Borrello didn’t disagree with the additional money to help hospitals, but called on his fellow state lawmakers to do more to help hospitals like the Nassau University Medical Center or Kaleida Health in Buffalo to operate sustainably. Borrello’s inclusion of Kaleida is of interest locally because Kaleida and the Brooks-TLC Health Systems are partnering to build a state-supported hospital in Fredonia. The project will be supported by $74 million from the State that was previously committed. Kaleida and Brooks-TLC will submit a revised Certificate of Need application to the Department of Health (DOH) which will expedite approval. The new hospital is expected to open within 3 years of approval.
“We have destroyed the healthcare system for whatever reason and now we’re asking ourselves why does Nassau County need hundreds of millions of dollars, why does Kaleida in Buffalo need hundreds of millions of dollars?” Borrello asked. “Because we have made it impossible for them to deliver health care. You haven’t given them enough reimbursement and we allowed nearly half of New Yorkers to be on Medicaid. When I came here five years ago it was about one in four New Yorkers; now it’s over 40% are on Medicaid. We have ruined the system. Look in the mirror if you want to know why health care in New York state is a disaster.”
Borrello said after the budget votes were finished that the budget was a missed opportunity to make New York more affordable and improve public safety. Instead, Borrello criticized the budget’s $254 billion girth that he said will make the state more unaffordable in the future.
The budget wasn’t all bad, according to Borrello, since it expanded on involuntary commitment standards, strengthened Kendra’s Law and paid off the state’s $7 billion unemployment insurance debt to the federal government. All have been priorities for Borrello over the past few years.

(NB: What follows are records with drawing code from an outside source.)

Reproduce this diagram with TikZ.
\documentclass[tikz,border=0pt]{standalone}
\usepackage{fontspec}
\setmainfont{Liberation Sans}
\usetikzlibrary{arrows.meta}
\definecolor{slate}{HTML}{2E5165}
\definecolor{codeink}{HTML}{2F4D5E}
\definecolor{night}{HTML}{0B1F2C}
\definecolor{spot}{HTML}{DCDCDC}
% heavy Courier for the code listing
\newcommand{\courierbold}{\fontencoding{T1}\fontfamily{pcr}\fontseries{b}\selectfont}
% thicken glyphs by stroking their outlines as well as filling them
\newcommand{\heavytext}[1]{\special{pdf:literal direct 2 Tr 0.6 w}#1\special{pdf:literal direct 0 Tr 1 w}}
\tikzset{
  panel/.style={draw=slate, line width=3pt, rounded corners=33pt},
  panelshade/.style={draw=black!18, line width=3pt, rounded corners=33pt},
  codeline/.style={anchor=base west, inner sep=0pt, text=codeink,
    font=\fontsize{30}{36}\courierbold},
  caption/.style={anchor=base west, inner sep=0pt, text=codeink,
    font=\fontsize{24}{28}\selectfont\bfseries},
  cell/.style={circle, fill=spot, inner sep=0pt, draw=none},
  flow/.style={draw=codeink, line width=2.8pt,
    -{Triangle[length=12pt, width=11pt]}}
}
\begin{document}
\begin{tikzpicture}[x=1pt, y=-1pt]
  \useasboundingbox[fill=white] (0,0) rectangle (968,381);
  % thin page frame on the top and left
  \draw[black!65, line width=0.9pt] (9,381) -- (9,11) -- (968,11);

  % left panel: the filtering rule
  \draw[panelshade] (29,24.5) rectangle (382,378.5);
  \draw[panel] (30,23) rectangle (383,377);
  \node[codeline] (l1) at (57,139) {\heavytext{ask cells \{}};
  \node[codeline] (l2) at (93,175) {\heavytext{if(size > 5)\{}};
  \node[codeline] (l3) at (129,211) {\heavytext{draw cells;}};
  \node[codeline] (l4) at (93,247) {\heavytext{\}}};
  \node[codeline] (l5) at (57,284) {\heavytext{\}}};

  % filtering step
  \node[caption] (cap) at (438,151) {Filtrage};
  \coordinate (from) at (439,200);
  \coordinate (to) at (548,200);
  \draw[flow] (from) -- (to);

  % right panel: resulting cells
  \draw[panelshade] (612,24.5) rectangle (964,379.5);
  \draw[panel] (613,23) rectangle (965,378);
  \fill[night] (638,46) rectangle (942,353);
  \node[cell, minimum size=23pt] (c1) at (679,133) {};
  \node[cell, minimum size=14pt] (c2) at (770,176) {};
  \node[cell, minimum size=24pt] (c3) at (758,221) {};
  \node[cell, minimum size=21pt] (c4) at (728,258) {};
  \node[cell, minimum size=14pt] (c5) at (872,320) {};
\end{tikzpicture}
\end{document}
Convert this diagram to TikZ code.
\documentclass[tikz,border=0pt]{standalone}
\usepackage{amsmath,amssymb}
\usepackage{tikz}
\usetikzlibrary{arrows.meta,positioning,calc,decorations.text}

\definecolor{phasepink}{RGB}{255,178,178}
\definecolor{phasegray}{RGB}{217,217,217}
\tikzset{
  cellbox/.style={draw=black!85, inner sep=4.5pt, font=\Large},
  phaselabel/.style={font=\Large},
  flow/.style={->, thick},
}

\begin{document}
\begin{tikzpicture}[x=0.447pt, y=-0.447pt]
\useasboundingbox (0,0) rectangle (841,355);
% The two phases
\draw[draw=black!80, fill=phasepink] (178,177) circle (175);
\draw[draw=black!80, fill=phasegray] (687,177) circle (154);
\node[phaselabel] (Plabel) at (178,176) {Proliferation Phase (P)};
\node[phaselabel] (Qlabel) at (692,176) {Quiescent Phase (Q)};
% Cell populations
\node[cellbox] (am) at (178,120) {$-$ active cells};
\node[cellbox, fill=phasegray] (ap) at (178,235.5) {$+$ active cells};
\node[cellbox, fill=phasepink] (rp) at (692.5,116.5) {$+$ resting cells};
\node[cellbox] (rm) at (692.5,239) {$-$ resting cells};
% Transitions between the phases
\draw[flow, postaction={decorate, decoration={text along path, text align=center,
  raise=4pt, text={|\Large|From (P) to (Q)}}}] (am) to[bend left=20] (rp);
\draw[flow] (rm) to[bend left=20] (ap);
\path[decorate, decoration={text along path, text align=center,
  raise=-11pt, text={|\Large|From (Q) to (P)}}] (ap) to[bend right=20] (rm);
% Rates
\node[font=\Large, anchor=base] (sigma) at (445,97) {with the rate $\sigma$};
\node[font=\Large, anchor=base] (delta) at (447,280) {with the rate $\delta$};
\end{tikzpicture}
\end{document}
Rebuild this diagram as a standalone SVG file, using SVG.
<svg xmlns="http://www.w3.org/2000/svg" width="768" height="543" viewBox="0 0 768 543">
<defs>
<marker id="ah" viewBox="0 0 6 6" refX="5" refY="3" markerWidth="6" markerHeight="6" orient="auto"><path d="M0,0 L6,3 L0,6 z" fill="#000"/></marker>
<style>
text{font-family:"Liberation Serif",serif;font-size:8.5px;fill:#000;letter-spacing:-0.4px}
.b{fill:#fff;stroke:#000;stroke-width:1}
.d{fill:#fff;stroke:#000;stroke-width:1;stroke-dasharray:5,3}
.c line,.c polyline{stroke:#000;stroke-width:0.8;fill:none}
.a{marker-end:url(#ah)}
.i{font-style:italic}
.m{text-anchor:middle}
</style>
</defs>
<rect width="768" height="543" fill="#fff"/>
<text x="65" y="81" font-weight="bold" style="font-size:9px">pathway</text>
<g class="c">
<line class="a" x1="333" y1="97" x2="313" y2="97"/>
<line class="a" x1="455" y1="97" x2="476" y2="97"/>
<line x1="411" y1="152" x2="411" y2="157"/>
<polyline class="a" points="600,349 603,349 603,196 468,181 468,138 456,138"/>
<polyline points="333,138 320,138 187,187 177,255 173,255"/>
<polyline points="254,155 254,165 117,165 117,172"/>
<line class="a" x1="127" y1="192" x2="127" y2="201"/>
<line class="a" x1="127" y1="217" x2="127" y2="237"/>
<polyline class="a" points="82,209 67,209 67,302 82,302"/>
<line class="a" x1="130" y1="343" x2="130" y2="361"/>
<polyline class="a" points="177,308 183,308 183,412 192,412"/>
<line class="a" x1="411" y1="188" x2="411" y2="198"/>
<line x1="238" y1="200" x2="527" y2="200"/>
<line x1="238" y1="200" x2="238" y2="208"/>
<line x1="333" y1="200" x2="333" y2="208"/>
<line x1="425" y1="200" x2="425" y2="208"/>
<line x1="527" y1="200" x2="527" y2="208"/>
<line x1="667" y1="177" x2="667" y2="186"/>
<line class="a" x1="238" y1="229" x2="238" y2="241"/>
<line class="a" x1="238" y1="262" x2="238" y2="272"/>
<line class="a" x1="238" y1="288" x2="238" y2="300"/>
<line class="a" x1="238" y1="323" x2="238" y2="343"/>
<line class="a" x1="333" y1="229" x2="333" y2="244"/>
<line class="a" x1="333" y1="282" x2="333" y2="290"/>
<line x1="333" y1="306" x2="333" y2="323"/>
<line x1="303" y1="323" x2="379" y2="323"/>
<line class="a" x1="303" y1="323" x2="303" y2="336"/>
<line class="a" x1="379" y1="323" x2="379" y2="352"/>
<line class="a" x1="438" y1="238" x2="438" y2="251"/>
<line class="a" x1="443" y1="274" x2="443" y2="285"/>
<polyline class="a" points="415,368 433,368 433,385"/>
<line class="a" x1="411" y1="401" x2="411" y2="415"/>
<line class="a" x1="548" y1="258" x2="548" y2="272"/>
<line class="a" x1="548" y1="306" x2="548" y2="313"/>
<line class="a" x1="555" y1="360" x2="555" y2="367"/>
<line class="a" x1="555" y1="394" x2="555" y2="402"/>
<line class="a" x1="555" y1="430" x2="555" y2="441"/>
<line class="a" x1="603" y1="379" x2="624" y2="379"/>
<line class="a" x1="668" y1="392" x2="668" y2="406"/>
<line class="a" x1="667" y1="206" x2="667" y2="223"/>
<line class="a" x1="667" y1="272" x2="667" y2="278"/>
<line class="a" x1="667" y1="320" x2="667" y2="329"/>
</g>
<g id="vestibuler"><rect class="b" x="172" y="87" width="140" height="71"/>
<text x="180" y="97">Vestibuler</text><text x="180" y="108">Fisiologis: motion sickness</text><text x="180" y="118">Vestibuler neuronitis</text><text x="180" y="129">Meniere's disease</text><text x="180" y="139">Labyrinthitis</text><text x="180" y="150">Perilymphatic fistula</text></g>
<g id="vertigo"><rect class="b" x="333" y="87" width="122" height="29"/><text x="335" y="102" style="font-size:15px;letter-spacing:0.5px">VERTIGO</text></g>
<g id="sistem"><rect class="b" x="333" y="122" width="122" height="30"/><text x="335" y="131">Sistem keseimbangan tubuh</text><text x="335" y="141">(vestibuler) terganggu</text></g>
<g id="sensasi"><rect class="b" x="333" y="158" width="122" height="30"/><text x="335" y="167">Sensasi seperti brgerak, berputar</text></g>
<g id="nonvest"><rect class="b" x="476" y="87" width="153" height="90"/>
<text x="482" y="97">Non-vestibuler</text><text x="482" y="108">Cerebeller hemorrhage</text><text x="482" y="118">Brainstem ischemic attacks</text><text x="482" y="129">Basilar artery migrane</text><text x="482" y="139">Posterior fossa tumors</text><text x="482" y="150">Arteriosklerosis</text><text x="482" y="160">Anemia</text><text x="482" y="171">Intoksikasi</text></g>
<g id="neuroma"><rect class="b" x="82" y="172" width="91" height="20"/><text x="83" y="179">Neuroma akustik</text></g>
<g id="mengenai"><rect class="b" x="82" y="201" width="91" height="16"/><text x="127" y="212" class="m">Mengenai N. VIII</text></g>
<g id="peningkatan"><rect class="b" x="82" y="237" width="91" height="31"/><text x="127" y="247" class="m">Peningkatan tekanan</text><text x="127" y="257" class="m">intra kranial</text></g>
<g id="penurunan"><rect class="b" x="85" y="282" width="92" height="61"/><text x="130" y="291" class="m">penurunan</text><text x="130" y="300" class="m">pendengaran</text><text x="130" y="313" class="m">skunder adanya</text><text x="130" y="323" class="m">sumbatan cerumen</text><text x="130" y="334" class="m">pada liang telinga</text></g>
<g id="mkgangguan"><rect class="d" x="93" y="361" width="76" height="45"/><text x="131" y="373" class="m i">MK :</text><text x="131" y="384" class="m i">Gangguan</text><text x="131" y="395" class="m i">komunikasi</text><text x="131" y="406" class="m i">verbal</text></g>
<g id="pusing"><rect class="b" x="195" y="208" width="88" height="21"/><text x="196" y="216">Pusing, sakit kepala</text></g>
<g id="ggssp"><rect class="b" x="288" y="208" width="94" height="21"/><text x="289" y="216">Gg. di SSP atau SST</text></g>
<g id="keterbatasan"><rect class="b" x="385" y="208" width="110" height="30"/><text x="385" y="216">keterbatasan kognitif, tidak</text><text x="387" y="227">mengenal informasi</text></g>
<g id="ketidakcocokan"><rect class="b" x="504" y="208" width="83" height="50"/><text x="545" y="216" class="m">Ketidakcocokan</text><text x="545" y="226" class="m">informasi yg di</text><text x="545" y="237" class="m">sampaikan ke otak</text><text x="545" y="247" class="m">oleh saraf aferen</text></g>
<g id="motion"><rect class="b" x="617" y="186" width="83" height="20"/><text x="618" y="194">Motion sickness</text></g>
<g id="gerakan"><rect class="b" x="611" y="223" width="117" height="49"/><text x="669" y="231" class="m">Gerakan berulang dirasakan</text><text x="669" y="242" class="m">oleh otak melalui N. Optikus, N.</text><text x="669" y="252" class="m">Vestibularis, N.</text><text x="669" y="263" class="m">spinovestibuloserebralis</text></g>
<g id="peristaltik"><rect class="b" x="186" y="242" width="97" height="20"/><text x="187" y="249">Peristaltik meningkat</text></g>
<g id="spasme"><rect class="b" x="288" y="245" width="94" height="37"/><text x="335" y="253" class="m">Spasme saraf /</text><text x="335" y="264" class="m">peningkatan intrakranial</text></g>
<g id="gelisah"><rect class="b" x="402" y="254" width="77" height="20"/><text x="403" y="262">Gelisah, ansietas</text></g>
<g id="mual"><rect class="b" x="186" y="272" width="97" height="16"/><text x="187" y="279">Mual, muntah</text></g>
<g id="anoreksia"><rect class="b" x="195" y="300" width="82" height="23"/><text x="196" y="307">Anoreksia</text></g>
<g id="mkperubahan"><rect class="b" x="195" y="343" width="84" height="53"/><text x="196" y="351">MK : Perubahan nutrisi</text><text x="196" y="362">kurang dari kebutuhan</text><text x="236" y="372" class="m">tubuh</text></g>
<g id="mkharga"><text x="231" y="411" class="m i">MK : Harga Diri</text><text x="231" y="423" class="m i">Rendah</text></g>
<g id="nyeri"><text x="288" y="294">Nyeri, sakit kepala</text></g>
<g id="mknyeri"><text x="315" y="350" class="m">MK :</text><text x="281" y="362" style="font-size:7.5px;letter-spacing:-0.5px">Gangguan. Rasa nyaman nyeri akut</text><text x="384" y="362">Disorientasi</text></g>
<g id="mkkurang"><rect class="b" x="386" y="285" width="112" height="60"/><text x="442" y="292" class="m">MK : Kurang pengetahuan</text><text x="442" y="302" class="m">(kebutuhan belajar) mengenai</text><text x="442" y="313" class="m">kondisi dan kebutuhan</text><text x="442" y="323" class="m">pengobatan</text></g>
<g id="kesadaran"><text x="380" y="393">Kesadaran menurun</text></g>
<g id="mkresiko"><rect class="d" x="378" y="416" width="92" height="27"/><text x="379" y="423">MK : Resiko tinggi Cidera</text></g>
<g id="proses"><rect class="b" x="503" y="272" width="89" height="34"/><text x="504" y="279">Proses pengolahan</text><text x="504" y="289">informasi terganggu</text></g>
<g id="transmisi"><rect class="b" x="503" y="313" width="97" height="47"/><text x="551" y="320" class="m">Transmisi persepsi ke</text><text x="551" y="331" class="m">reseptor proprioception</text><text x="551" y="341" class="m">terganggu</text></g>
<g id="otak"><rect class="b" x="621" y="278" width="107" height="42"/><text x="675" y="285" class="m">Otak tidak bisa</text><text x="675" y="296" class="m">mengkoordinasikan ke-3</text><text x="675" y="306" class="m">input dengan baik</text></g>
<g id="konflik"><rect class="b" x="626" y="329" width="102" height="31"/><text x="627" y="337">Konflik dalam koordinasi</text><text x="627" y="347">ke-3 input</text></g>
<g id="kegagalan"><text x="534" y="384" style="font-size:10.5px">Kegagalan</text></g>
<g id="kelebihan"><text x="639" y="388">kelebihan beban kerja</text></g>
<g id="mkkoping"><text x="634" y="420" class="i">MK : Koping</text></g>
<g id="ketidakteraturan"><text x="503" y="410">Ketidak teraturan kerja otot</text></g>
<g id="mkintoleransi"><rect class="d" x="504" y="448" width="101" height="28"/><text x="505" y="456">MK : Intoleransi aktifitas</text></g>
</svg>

“Any goodwill is undermined by one of the most outrageous provisions in the budget: $10 million in taxpayer funds set aside to cover the private legal fees for state officials, including Attorney General Letitia James, if she faces federal prosecution for mortgage fraud,” Borrello said. “The actions being investigated involve a personal financial transaction and have nothing to do with her role as Attorney General. She should pay for her own defense. Taxpayers should never be forced to bankroll the personal legal troubles of political elites. This budget is a monument to mismanagement – a missed opportunity to deliver real reform, real relief, and real results. Every year, Albany excuses a late budget by promising it will be ‘worth the wait.’ This year, once again, it wasn’t.”